[START Source excerpt]
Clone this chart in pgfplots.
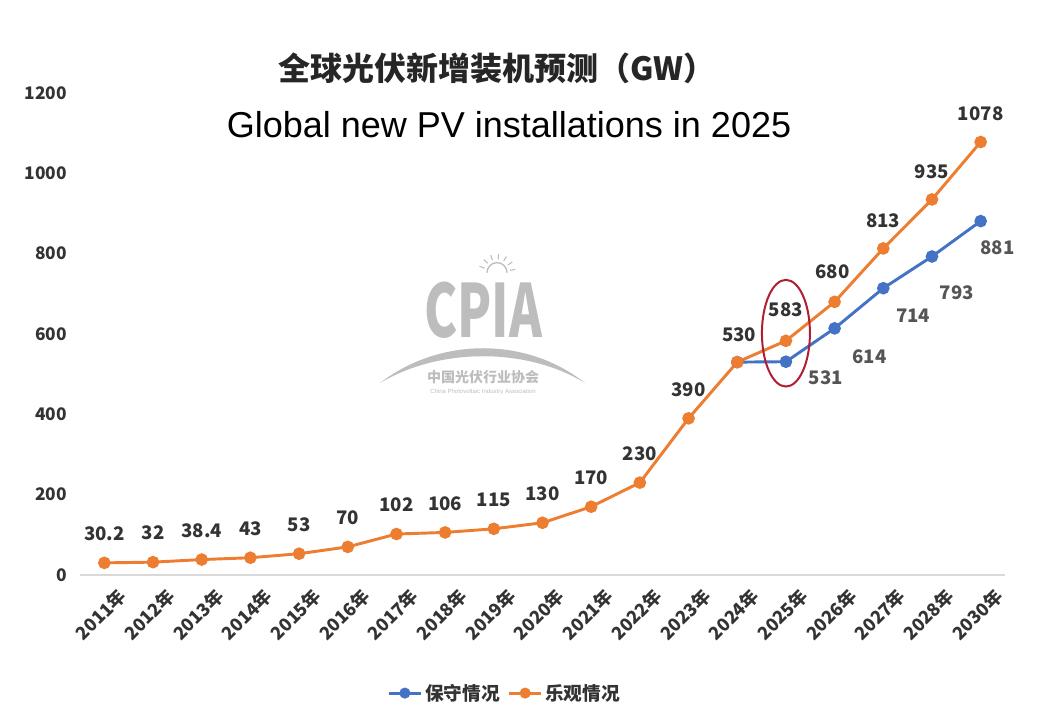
\documentclass[border=0pt]{standalone}
\usepackage{pgfplots}
\pgfplotsset{compat=1.18}
\usepackage{pgfplotstable}
\usepackage{fontspec}
\setmainfont{Liberation Sans}
\newfontfamily\cjk{Noto Sans CJK SC}
\definecolor{cblue}{HTML}{4472C4}
\definecolor{corange}{HTML}{ED7D31}
\definecolor{lab}{HTML}{333333}
\definecolor{labb}{HTML}{555555}
\definecolor{ered}{HTML}{B01E32}
\definecolor{wm}{HTML}{BDBDBD}

\pgfplotstableread{
x y dx dy
0 30.2 0 29
1 32 0 29
2 38.4 0 29
3 43 0 29
4 53 0 29
5 70 0 29
6 102 0 29
7 106 0 29
8 115 0 29
9 130 0 29
10 170 0 29
11 230 0 29
12 390 0 29
13 530 2 27
14 583 0 31
15 680 -2 30
16 813 0 28
17 935 0 28
18 1078 0 28
}\opt
\pgfplotstableread{
x y
13 530
14 531
15 614
16 714
17 793
18 881
}\cons
\pgfplotstableread{
x y dx dy
14 531 40 -16
15 614 35 -28
16 714 30 -28
17 793 25 -36
18 881 17 -27
}\conslab

\begin{document}
\begin{tikzpicture}[x=1pt,y=1pt]
% watermark
\node[text=wm, font=\cjk\bfseries\fontsize{44}{44}\selectfont, xscale=0.85, yscale=1.25] at (362.25,300) {CPIA};
\fill[wm] (285,245.25) .. controls (330,280) and (395,280) .. (438.75,245.25) .. controls (395,272) and (330,272) .. cycle;
\node[text=wm, font=\cjk\bfseries\fontsize{10.5}{10.5}\selectfont] at (362.25,249.75) {中国光伏行业协会};
\node[text=wm, font=\fontsize{4.5}{4.5}\selectfont] at (362.25,238.5) {China Photovoltaic Industry Association};
\draw[wm, line width=1pt] (365.25,328) arc[start angle=180, end angle=0, radius=7.5pt];
\foreach \a in {10,35,...,170} {\draw[wm, line width=0.8pt] (372.75,328) ++(\a:10pt) -- ++(\a:4pt);}
\begin{axis}[
  at={(60pt,101.25pt)}, anchor=south west,
  scale only axis, width=693.75pt, height=361.5pt,
  xmin=-0.5, xmax=18.5, ymin=0, ymax=1200,
  ytick={0,200,...,1200},
  xtick={0,...,18},
  xticklabels={2011年,2012年,2013年,2014年,2015年,2016年,2017年,2018年,2019年,2020年,2021年,2022年,2023年,2024年,2025年,2026年,2027年,2028年,2030年},
  axis x line=bottom, axis y line=left,
  y axis line style={draw=none},
  x axis line style={-, draw=gray!30, line width=1.5pt},
  tick style={draw=none},
  /pgf/number format/.cd, 1000 sep={}, assume math mode=true, /pgfplots/.cd,
  yticklabel style={font=\cjk\bfseries\fontsize{13}{13}\selectfont, text=lab, xshift=-4pt},
  xticklabel style={font=\cjk\bfseries\fontsize{13.5}{13.5}\selectfont, text=lab, rotate=45, anchor=north east, xshift=3pt, yshift=-10pt, inner sep=1pt},
  clip=false,
  legend style={at={(0.4595,-0.245)}, anchor=center, legend columns=2, draw=none, fill=none,
    font=\cjk\bfseries\fontsize{14}{14}\selectfont, text=lab,
    /tikz/every even column/.append style={column sep=4pt}},
  legend image code/.code={\draw[#1, mark size=3pt, mark repeat=2, mark phase=2] plot coordinates {(0pt,0pt)(12pt,0pt)(24pt,0pt)};},
]
\addplot[cblue, line width=2.2pt, mark=*, mark size=3.6pt] table[x=x,y=y] {\cons};
\addlegendentry{保守情况}
\addplot[corange, line width=2.2pt, mark=*, mark size=3.6pt,
  visualization depends on={\thisrow{dx} \as \dx},
  visualization depends on={\thisrow{dy} \as \dy},
  nodes near coords={\pgfmathprintnumber{\pgfplotspointmeta}},
  point meta=explicit,
  every node near coord/.append style={anchor=center, xshift=0.75*\dx pt, yshift=0.75*\dy pt, text=lab, font=\cjk\bfseries\fontsize{14}{14}\selectfont},
] table[x=x,y=y,meta=y] {\opt};
\addlegendentry{乐观情况}
\addplot[draw=none, forget plot,
  visualization depends on={\thisrow{dx} \as \dx},
  visualization depends on={\thisrow{dy} \as \dy},
  nodes near coords={\pgfmathprintnumber{\pgfplotspointmeta}},
  point meta=explicit,
  every node near coord/.append style={anchor=center, xshift=0.75*\dx pt, yshift=0.75*\dy pt, text=labb, font=\cjk\bfseries\fontsize{14}{14}\selectfont},
] table[x=x,y=y,meta=y] {\conslab};
\draw[ered, line width=1.5pt] (axis cs:14,602) ellipse [x radius=18pt, y radius=40pt];
\end{axis}
\node[font=\cjk\bfseries\fontsize{24}{24}\selectfont, text=black!85] at (372.75,481.5) {全球光伏新增装机预测（GW）};
\node[font=\fontsize{27}{27}\selectfont] at (381.75,438.75) {Global new PV installations in 2025};
\pgfresetboundingbox
\path (0,0) rectangle (781.5,532.5);
\end{tikzpicture}
\end{document}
[END Source excerpt]
What you have to do
Replicate the material above verbatim; images stay out of the copy.

Response
Clone this chart in pgfplots.
\documentclass[border=0pt]{standalone}
\usepackage{pgfplots}
\pgfplotsset{compat=1.18}
\usepackage{pgfplotstable}
\usepackage{fontspec}
\setmainfont{Liberation Sans}
\newfontfamily\cjk{Noto Sans CJK SC}
\definecolor{cblue}{HTML}{4472C4}
\definecolor{corange}{HTML}{ED7D31}
\definecolor{lab}{HTML}{333333}
\definecolor{labb}{HTML}{555555}
\definecolor{ered}{HTML}{B01E32}
\definecolor{wm}{HTML}{BDBDBD}

\pgfplotstableread{
x y dx dy
0 30.2 0 29
1 32 0 29
2 38.4 0 29
3 43 0 29
4 53 0 29
5 70 0 29
6 102 0 29
7 106 0 29
8 115 0 29
9 130 0 29
10 170 0 29
11 230 0 29
12 390 0 29
13 530 2 27
14 583 0 31
15 680 -2 30
16 813 0 28
17 935 0 28
18 1078 0 28
}\opt
\pgfplotstableread{
x y
13 530
14 531
15 614
16 714
17 793
18 881
}\cons
\pgfplotstableread{
x y dx dy
14 531 40 -16
15 614 35 -28
16 714 30 -28
17 793 25 -36
18 881 17 -27
}\conslab

\begin{document}
\begin{tikzpicture}[x=1pt,y=1pt]
% watermark
\node[text=wm, font=\cjk\bfseries\fontsize{44}{44}\selectfont, xscale=0.85, yscale=1.25] at (362.25,300) {CPIA};
\fill[wm] (285,245.25) .. controls (330,280) and (395,280) .. (438.75,245.25) .. controls (395,272) and (330,272) .. cycle;
\node[text=wm, font=\cjk\bfseries\fontsize{10.5}{10.5}\selectfont] at (362.25,249.75) {中国光伏行业协会};
\node[text=wm, font=\fontsize{4.5}{4.5}\selectfont] at (362.25,238.5) {China Photovoltaic Industry Association};
\draw[wm, line width=1pt] (365.25,328) arc[start angle=180, end angle=0, radius=7.5pt];
\foreach \a in {10,35,...,170} {\draw[wm, line width=0.8pt] (372.75,328) ++(\a:10pt) -- ++(\a:4pt);}
\begin{axis}[
  at={(60pt,101.25pt)}, anchor=south west,
  scale only axis, width=693.75pt, height=361.5pt,
  xmin=-0.5, xmax=18.5, ymin=0, ymax=1200,
  ytick={0,200,...,1200},
  xtick={0,...,18},
  xticklabels={2011年,2012年,2013年,2014年,2015年,2016年,2017年,2018年,2019年,2020年,2021年,2022年,2023年,2024年,2025年,2026年,2027年,2028年,2030年},
  axis x line=bottom, axis y line=left,
  y axis line style={draw=none},
  x axis line style={-, draw=gray!30, line width=1.5pt},
  tick style={draw=none},
  /pgf/number format/.cd, 1000 sep={}, assume math mode=true, /pgfplots/.cd,
  yticklabel style={font=\cjk\bfseries\fontsize{13}{13}\selectfont, text=lab, xshift=-4pt},
  xticklabel style={font=\cjk\bfseries\fontsize{13.5}{13.5}\selectfont, text=lab, rotate=45, anchor=north east, xshift=3pt, yshift=-10pt, inner sep=1pt},
  clip=false,
  legend style={at={(0.4595,-0.245)}, anchor=center, legend columns=2, draw=none, fill=none,
    font=\cjk\bfseries\fontsize{14}{14}\selectfont, text=lab,
    /tikz/every even column/.append style={column sep=4pt}},
  legend image code/.code={\draw[#1, mark size=3pt, mark repeat=2, mark phase=2] plot coordinates {(0pt,0pt)(12pt,0pt)(24pt,0pt)};},
]
\addplot[cblue, line width=2.2pt, mark=*, mark size=3.6pt] table[x=x,y=y] {\cons};
\addlegendentry{保守情况}
\addplot[corange, line width=2.2pt, mark=*, mark size=3.6pt,
  visualization depends on={\thisrow{dx} \as \dx},
  visualization depends on={\thisrow{dy} \as \dy},
  nodes near coords={\pgfmathprintnumber{\pgfplotspointmeta}},
  point meta=explicit,
  every node near coord/.append style={anchor=center, xshift=0.75*\dx pt, yshift=0.75*\dy pt, text=lab, font=\cjk\bfseries\fontsize{14}{14}\selectfont},
] table[x=x,y=y,meta=y] {\opt};
\addlegendentry{乐观情况}
\addplot[draw=none, forget plot,
  visualization depends on={\thisrow{dx} \as \dx},
  visualization depends on={\thisrow{dy} \as \dy},
  nodes near coords={\pgfmathprintnumber{\pgfplotspointmeta}},
  point meta=explicit,
  every node near coord/.append style={anchor=center, xshift=0.75*\dx pt, yshift=0.75*\dy pt, text=labb, font=\cjk\bfseries\fontsize{14}{14}\selectfont},
] table[x=x,y=y,meta=y] {\conslab};
\draw[ered, line width=1.5pt] (axis cs:14,602) ellipse [x radius=18pt, y radius=40pt];
\end{axis}
\node[font=\cjk\bfseries\fontsize{24}{24}\selectfont, text=black!85] at (372.75,481.5) {全球光伏新增装机预测（GW）};
\node[font=\fontsize{27}{27}\selectfont] at (381.75,438.75) {Global new PV installations in 2025};
\pgfresetboundingbox
\path (0,0) rectangle (781.5,532.5);
\end{tikzpicture}
\end{document}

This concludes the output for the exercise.